**WORK TO DO**
In your copy, include every line of the listing below exactly but none of the pictures.

**SUPPLIED INFORMATION**
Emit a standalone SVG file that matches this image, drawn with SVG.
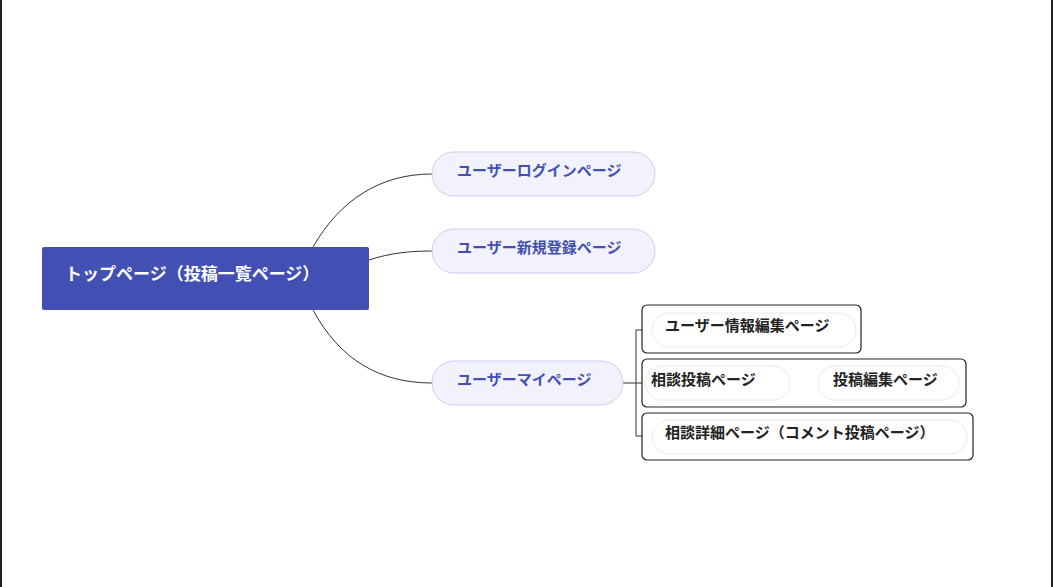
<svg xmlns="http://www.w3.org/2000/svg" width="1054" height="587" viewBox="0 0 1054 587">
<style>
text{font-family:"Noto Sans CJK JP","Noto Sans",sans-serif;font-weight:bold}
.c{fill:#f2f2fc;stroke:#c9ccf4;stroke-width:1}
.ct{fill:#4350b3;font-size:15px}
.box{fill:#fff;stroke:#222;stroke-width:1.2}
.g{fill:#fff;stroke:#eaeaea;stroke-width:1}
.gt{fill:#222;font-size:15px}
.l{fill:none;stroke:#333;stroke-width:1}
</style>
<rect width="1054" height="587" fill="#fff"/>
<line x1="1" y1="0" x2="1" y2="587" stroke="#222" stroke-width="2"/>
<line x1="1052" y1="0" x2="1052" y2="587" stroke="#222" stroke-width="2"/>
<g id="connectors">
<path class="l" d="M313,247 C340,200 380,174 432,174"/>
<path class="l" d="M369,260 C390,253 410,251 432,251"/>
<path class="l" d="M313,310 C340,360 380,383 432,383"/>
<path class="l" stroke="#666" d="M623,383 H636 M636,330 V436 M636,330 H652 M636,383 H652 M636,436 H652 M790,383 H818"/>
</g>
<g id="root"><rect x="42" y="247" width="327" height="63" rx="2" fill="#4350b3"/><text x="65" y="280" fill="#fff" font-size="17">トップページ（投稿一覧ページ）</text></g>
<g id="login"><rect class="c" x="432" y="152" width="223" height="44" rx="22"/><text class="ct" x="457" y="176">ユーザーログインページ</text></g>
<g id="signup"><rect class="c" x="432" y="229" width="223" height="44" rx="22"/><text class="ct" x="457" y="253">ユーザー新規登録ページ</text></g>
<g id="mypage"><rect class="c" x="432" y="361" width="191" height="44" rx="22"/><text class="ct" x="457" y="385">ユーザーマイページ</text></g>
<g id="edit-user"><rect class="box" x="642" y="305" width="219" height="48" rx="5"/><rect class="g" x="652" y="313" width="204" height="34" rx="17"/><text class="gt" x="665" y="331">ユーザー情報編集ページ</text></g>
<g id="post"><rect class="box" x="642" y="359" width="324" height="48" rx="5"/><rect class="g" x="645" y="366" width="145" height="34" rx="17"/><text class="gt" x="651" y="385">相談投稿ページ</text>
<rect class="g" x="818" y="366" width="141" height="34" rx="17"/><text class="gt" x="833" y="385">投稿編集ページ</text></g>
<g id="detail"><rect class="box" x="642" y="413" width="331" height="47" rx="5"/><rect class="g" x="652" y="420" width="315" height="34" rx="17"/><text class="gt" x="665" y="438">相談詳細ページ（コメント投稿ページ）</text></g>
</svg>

**ANSWER TO THE PROBLEM**
Emit a standalone SVG file that matches this image, drawn with SVG.
<svg xmlns="http://www.w3.org/2000/svg" width="1054" height="587" viewBox="0 0 1054 587">
<style>
text{font-family:"Noto Sans CJK JP","Noto Sans",sans-serif;font-weight:bold}
.c{fill:#f2f2fc;stroke:#c9ccf4;stroke-width:1}
.ct{fill:#4350b3;font-size:15px}
.box{fill:#fff;stroke:#222;stroke-width:1.2}
.g{fill:#fff;stroke:#eaeaea;stroke-width:1}
.gt{fill:#222;font-size:15px}
.l{fill:none;stroke:#333;stroke-width:1}
</style>
<rect width="1054" height="587" fill="#fff"/>
<line x1="1" y1="0" x2="1" y2="587" stroke="#222" stroke-width="2"/>
<line x1="1052" y1="0" x2="1052" y2="587" stroke="#222" stroke-width="2"/>
<g id="connectors">
<path class="l" d="M313,247 C340,200 380,174 432,174"/>
<path class="l" d="M369,260 C390,253 410,251 432,251"/>
<path class="l" d="M313,310 C340,360 380,383 432,383"/>
<path class="l" stroke="#666" d="M623,383 H636 M636,330 V436 M636,330 H652 M636,383 H652 M636,436 H652 M790,383 H818"/>
</g>
<g id="root"><rect x="42" y="247" width="327" height="63" rx="2" fill="#4350b3"/><text x="65" y="280" fill="#fff" font-size="17">トップページ（投稿一覧ページ）</text></g>
<g id="login"><rect class="c" x="432" y="152" width="223" height="44" rx="22"/><text class="ct" x="457" y="176">ユーザーログインページ</text></g>
<g id="signup"><rect class="c" x="432" y="229" width="223" height="44" rx="22"/><text class="ct" x="457" y="253">ユーザー新規登録ページ</text></g>
<g id="mypage"><rect class="c" x="432" y="361" width="191" height="44" rx="22"/><text class="ct" x="457" y="385">ユーザーマイページ</text></g>
<g id="edit-user"><rect class="box" x="642" y="305" width="219" height="48" rx="5"/><rect class="g" x="652" y="313" width="204" height="34" rx="17"/><text class="gt" x="665" y="331">ユーザー情報編集ページ</text></g>
<g id="post"><rect class="box" x="642" y="359" width="324" height="48" rx="5"/><rect class="g" x="645" y="366" width="145" height="34" rx="17"/><text class="gt" x="651" y="385">相談投稿ページ</text>
<rect class="g" x="818" y="366" width="141" height="34" rx="17"/><text class="gt" x="833" y="385">投稿編集ページ</text></g>
<g id="detail"><rect class="box" x="642" y="413" width="331" height="47" rx="5"/><rect class="g" x="652" y="420" width="315" height="34" rx="17"/><text class="gt" x="665" y="438">相談詳細ページ（コメント投稿ページ）</text></g>
</svg>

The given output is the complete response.